Comprehensive Analysis
An analysis of Skyline Builders' past performance covers the fiscal years from 2023 to 2025 (FY2023–FY2025). This short period reveals a company struggling to establish a stable operational and financial track record. The company's growth has been erratic. After growing revenue by 9.6% to $48.82 million in FY2024, it saw a reversal with a 5.8% decline to $46.01 million in FY2025. This inconsistency suggests a high dependence on a small number of projects, a significant risk for a company of its size.
Profitability provides a similarly mixed but concerning picture. While gross margins improved from a very low 2.74% in FY2023 to 6.35% in FY2025, they remain thin, offering little buffer against cost overruns or project delays. Net profit margins peaked at just 1.97%, and net income fell by 21.8% in the most recent fiscal year. This margin volatility indicates potential weaknesses in project bidding, estimating, and cost control, which are critical in the competitive civil construction industry. Larger competitors with more diversified project portfolios typically exhibit more stable, albeit still low, margins.
The most significant weakness in SKBL's past performance is its inability to generate cash. The company's operating cash flow was sharply negative in both FY2024 (-$6.51 million) and FY2025 (-$3.01 million). Consequently, free cash flow—the cash left after paying for operating expenses and capital expenditures—was also deeply negative, at -$6.57 million and -$4.79 million, respectively. This continuous cash burn means the company has had to rely on external financing to sustain its operations, which is not a sustainable long-term model. As a recent IPO with no history of dividends or buybacks, it has yet to provide any tangible returns to shareholders.

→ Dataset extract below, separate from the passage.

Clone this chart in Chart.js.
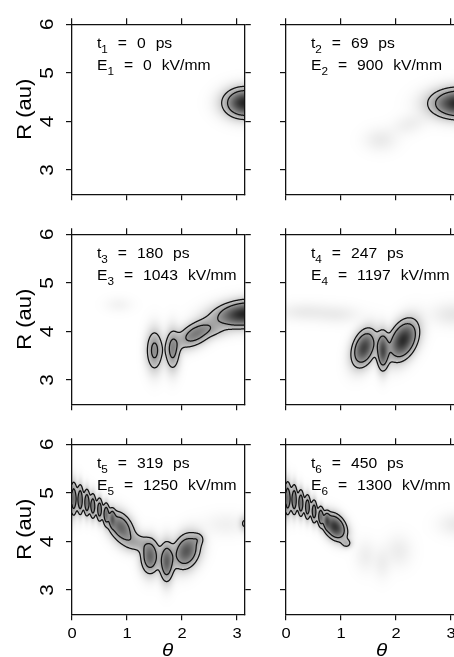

In conclusion, Skyline Builders' historical record is too short and too volatile to support confidence in its execution capabilities or resilience. The choppy revenue, thin margins, and particularly the severe negative free cash flow paint a picture of a financially fragile business. When benchmarked against more established peers in the Hong Kong market, SKBL appears to be a high-risk, unproven entity lacking the stable performance history investors typically seek.